As time progressed and generations were added to the Bullock family, Kent would be the last of them to take the reins as an owner. “I always loved being down there,” he said as a smile swept across his face. “Even as a kid, as soon as I got out of school, I’d hop on my bike and ride down to the store. I always loved it there.”
After high school Kent went on to attend New Mexico State University, where he obtained a degree in general agriculture. He then took accounting courses at Lubbock Christian University, hoping to be able to use his newfound knowledge at his family’s store. “I’d come home during breaks and work at the store; it’s just what I liked to do,” he recalls.
Over the next 30 years, Kent made his livelihood at the feed store. Days were long and stress was abundant, but he never regretted his decision, he said.
Perhaps it’s the fact that he practically grew up there or the fact that his customers became like family, or probably even both, that made closing the doors especially difficult. “It’s still hard to come to terms with,” he admits. “I think the hardest thing, other than the guilt I feel, is not getting to see my customers. I liked visiting with them; you develop true friendships and I miss that.”
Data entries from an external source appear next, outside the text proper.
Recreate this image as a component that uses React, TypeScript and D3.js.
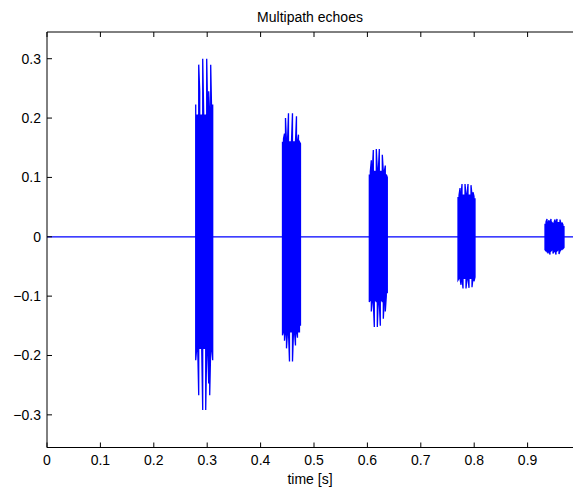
import React from "react";
import * as d3 from "d3";

const W = 573;
const H = 492;

const xTicks = [0, 0.1, 0.2, 0.3, 0.4, 0.5, 0.6, 0.7, 0.8, 0.9];
const yTicks = [-0.3, -0.2, -0.1, 0, 0.1, 0.2, 0.3];

// burst start times [s] and column step of the envelope samples
const burstStarts = [0.2785, 0.441, 0.6036, 0.7697, 0.9326];
const columnStep = 0.00187;

// upper / lower excursions
const burst1Hi = [0.223, 0.205, 0.205, 0.29, 0.245, 0.205, 0.205, 0.3, 0.205, 0.205, 0.205, 0.3, 0.205, 0.245, 0.205, 0.29, 0.205, 0.223];
const burst1Lo = [-0.208, -0.188, -0.188, -0.267, -0.188, -0.188, -0.188, -0.292, -0.188, -0.188, -0.292, -0.188, -0.188, -0.247, -0.267, -0.188, -0.188, -0.208];

const burst2Hi = [0.16, 0.165, 0.174, 0.2, 0.16, 0.16, 0.208, 0.16, 0.16, 0.16, 0.208, 0.16, 0.16, 0.16, 0.203, 0.16, 0.172, 0.16, 0.157];
const burst2Lo = [-0.166, -0.16, -0.175, -0.16, -0.188, -0.16, -0.16, -0.21, -0.16, -0.16, -0.21, -0.16, -0.16, -0.183, -0.16, -0.17, -0.16, -0.16, -0.15];

const burst3Hi = [0.105, 0.11, 0.129, 0.11, 0.146, 0.11, 0.11, 0.148, 0.11, 0.11, 0.148, 0.11, 0.11, 0.138, 0.11, 0.11, 0.12, 0.105, 0.1];
const burst3Lo = [-0.11, -0.105, -0.126, -0.105, -0.11, -0.152, -0.105, -0.11, -0.152, -0.105, -0.11, -0.15, -0.105, -0.11, -0.138, -0.105, -0.126, -0.1, -0.095];

const burst4Hi = [0.067, 0.07, 0.082, 0.07, 0.089, 0.07, 0.07, 0.089, 0.07, 0.07, 0.089, 0.07, 0.07, 0.087, 0.07, 0.075, 0.068, 0.065];
const burst4Lo = [-0.073, -0.07, -0.07, -0.081, -0.07, -0.087, -0.07, -0.07, -0.087, -0.07, -0.07, -0.086, -0.07, -0.07, -0.085, -0.07, -0.075, -0.068];

const burst5Hi = [0.022, 0.025, 0.03, 0.024, 0.028, 0.024, 0.03, 0.024, 0.022, 0.024, 0.029, 0.024, 0.03, 0.024, 0.024, 0.029, 0.022, 0.024, 0.02, 0.018];
const burst5Lo = [-0.022, -0.024, -0.022, -0.028, -0.024, -0.03, -0.024, -0.022, -0.028, -0.024, -0.024, -0.03, -0.024, -0.022, -0.029, -0.024, -0.022, -0.02, -0.02, -0.018];

const burstsHi = [burst1Hi, burst2Hi, burst3Hi, burst4Hi, burst5Hi];
const burstsLo = [burst1Lo, burst2Lo, burst3Lo, burst4Lo, burst5Lo];

const tEnd = 1.0;

const x = d3.scaleLinear().domain([0, 1]).range([47, 581]);
const y = d3.scaleLinear().domain([-0.355, 0.345]).range([447.5, 32]);

function buildPoints(): [number, number][] {
  const pts: [number, number][] = [[0, 0]];
  burstStarts.forEach((t0, b) => {
    const hi = burstsHi[b];
    const lo = burstsLo[b];
    pts.push([t0, 0]);
    hi.forEach((h, k) => {
      const t = t0 + k * columnStep;
      if (k % 2 === 0) {
        pts.push([t, h]);
        pts.push([t, lo[k]]);
      } else {
        pts.push([t, lo[k]]);
        pts.push([t, h]);
      }
    });
    pts.push([t0 + (hi.length - 1) * columnStep, 0]);
  });
  pts.push([tEnd, 0]);
  return pts;
}

const font = "'Liberation Sans', Arial, Helvetica, sans-serif";

export default function App() {
  const pts = buildPoints();
  const line = d3
    .line<[number, number]>()
    .x((d) => x(d[0]))
    .y((d) => y(d[1]));
  const x0 = x(0);
  const yTop = y(0.345);
  const yBot = y(-0.355);
  const fmt = (v: number) => (v < 0 ? "\u2212" + Math.abs(v).toString() : v.toString());

  return (
    <svg
      width={W}
      height={H}
      style={{ position: "absolute", left: 0, top: 0, background: "#fff" }}
      fontFamily={font}
    >
      <rect x={0} y={0} width={W} height={H} fill="#fff" />
      <path d={line(pts) || ""} fill="none" stroke="#0000ff" strokeWidth={1.3} />
      {/* axes box (left, top, bottom) */}
      <line x1={x0} x2={W} y1={yTop} y2={yTop} stroke="#000" strokeWidth={1} />
      <line x1={x0} x2={W} y1={yBot} y2={yBot} stroke="#000" strokeWidth={1} />
      <line x1={x0} x2={x0} y1={yTop} y2={yBot} stroke="#000" strokeWidth={1} />
      {xTicks.map((t) => (
        <g key={"x" + t}>
          <line x1={x(t)} x2={x(t)} y1={yBot} y2={yBot - 5} stroke="#000" />
          <line x1={x(t)} x2={x(t)} y1={yTop} y2={yTop + 5} stroke="#000" />
          <text x={x(t)} y={465} textAnchor="middle" fontSize={14} fill="#000">
            {t.toString()}
          </text>
        </g>
      ))}
      {yTicks.map((v) => (
        <g key={"y" + v}>
          <line x1={x0} x2={x0 + 5} y1={y(v)} y2={y(v)} stroke="#000" />
          <text x={41} y={y(v) + 5} textAnchor="end" fontSize={14} fill="#000">
            {fmt(v)}
          </text>
        </g>
      ))}
      <text x={310} y={22} textAnchor="middle" fontSize={14} fill="#000">
        Multipath echoes
      </text>
      <text x={310} y={484} textAnchor="middle" fontSize={14} fill="#000">
        time [s]
      </text>
    </svg>
  );
}
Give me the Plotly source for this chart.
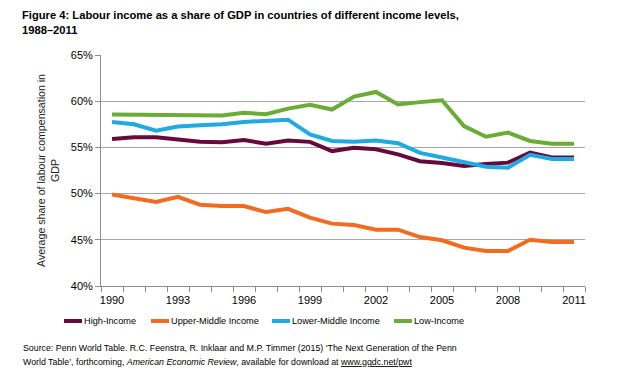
import plotly.graph_objects as go

years = list(range(1990, 2012))
high_income = [55.9, 56.1, 56.1, 55.9, 55.6, 55.55, 55.8, 55.4, 55.75, 55.6, 54.6, 54.95,
               54.8, 54.25, 53.5, 53.3, 53.0, 53.2, 53.35, 54.45, 53.9, 53.9]
upper_middle = [49.9, 49.5, 49.1, 49.65, 48.8, 48.65, 48.65, 48.0, 48.35, 47.4, 46.75, 46.6,
                46.1, 46.1, 45.3, 44.95, 44.15, 43.8, 43.8, 45.0, 44.75, 44.75]
lower_middle = [57.75, 57.5, 56.8, 57.25, 57.4, 57.5, 57.75, 57.85, 58.0, 56.4, 55.7, 55.6,
                55.75, 55.45, 54.4, 53.9, 53.45, 52.9, 52.8, 54.2, 53.75, 53.75]
low_income = [58.55, 58.55, 58.55, 58.55, 58.55, 58.45, 58.75, 58.6, 59.2, 59.6, 59.1, 60.5,
              61.0, 59.65, 59.9, 60.1, 57.3, 56.15, 56.6, 55.7, 55.4, 55.4]

series_names = ["High-Income", "Upper-Middle Income", "Lower-Middle Income", "Low-Income"]
series_values = [high_income, upper_middle, lower_middle, low_income]
series_colors = ["#660a3c", "#f36b21", "#21a9e1", "#6aac36"]

y_ticks = [40, 45, 50, 55, 60, 65]
x_label_years = [1990, 1993, 1996, 1999, 2002, 2005, 2008, 2011]

FONT = "Liberation Sans, Arial, sans-serif"

# page body adds an 8px offset; plot area in screen px: x 101-585, y 55-286
PL, PR, PT, PB = 101, 585, 55, 286
def px(xs):
    return (xs - PL) / (PR - PL)
def py(ys):
    return (PB - ys) / (PB - PT)

fig = go.Figure()
for name, vals, col in zip(series_names, series_values, series_colors):
    fig.add_trace(go.Scatter(x=years, y=vals, name=name, mode="lines",
                             line=dict(color=col, width=4), showlegend=False))

fig.update_layout(
    width=640, height=381,
    margin=dict(l=PL - 8, r=640 - (PR - 8), t=PT - 8, b=381 - (PB - 8)),
    paper_bgcolor="white", plot_bgcolor="white",
    font=dict(family=FONT, size=11, color="#000000"),
    showlegend=False,
)

fig.update_yaxes(
    range=[40, 65], tickvals=y_ticks, ticktext=[f"{v}%" for v in y_ticks],
    showgrid=True, gridcolor="#a6a6a6", gridwidth=1,
    showline=True, linecolor="#8c8c8c", linewidth=1,
    ticks="outside", ticklen=5, tickcolor="#8c8c8c",
    zeroline=False,
    title=dict(text="Average share of labour compensation in<br>GDP",
               font=dict(size=10.6, family=FONT, color="#222222"), standoff=9),
    tickfont=dict(size=11),
)
fig.update_xaxes(
    range=[1989.5, 2011.5], tickvals=x_label_years, ticktext=[str(y) for y in x_label_years],
    showgrid=False, showline=True, linecolor="#8c8c8c", linewidth=1,
    ticks="outside", ticklen=4, tickcolor="rgba(0,0,0,0)", zeroline=False,
    minor=dict(ticks="outside", tick0=1989.5, dtick=1, ticklen=5, tickcolor="#8c8c8c", showgrid=False),
    tickfont=dict(size=11, color="#000000"),
)

# title
fig.add_annotation(
    text="<b>Figure 4: Labour income as a share of GDP in countries of different income levels,<br>1988–2011</b>",
    xref="paper", yref="paper", x=px(21), y=py(8), xanchor="left", yanchor="top",
    align="left", showarrow=False, borderpad=0,
    font=dict(family=FONT, size=11.2, color="#000000"))

# legend (drawn manually to match the compact swatches)
legend_swatch_x = [64, 151, 272, 394]
legend_y = 321
for name, col, sx in zip(series_names, series_colors, legend_swatch_x):
    fig.add_shape(type="line", xref="paper", yref="paper",
                  x0=px(sx), x1=px(sx + 18), y0=py(legend_y), y1=py(legend_y),
                  line=dict(color=col, width=4))
    fig.add_annotation(text=name, xref="paper", yref="paper", x=px(sx + 18), y=py(legend_y),
                       xanchor="left", yanchor="middle", showarrow=False,
                       font=dict(family=FONT, size=9.2, color="#000000"))

# source
source_lines = [
    "Source: Penn World Table. R.C. Feenstra, R. Inklaar and M.P. Timmer (2015) ‘The Next Generation of the Penn",
    "World Table’, forthcoming, <i>American Economic Review</i>, available for download at "
    "<span style='text-decoration:underline'>www.ggdc.net/pwt</span>",
]
for line, cy in zip(source_lines, [348, 362]):
    fig.add_annotation(text=line, xref="paper", yref="paper", x=px(21), y=py(cy),
                       xanchor="left", yanchor="middle", align="left", showarrow=False,
                       font=dict(family=FONT, size=8.8, color="#000000"))

fig.write_html("out.html")
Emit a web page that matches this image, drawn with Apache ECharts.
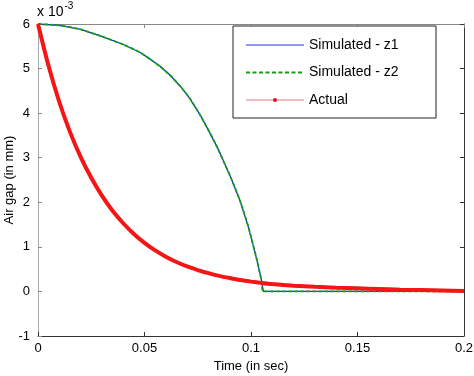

For the past year-and-a-half, even before selling the building, Kent has been employed by Wilbanks Trucking, a job he says he is grateful to have even though working for “someone else” has been an adjustment. “It’s nice to be able to come home and not have to worry about bills or anything else,” he said. “I can leave work at work.”
He added, “It’s also been fun to be able to learn new things. I like the challenge of learning about the oil field and different back roads and so forth, things I didn’t know anything about before.”
While the memory of the old feed store still lingers fresh in his mind, he has come to be at peace with his decision to sell it. “It’s still hard but I can at least drive by now, so that’s a step,” he admits. As far as pancakes go, let’s just say he’s not opposed to enjoying a nice Sunday brunch at the same location where he once made an honest living and abundant memories.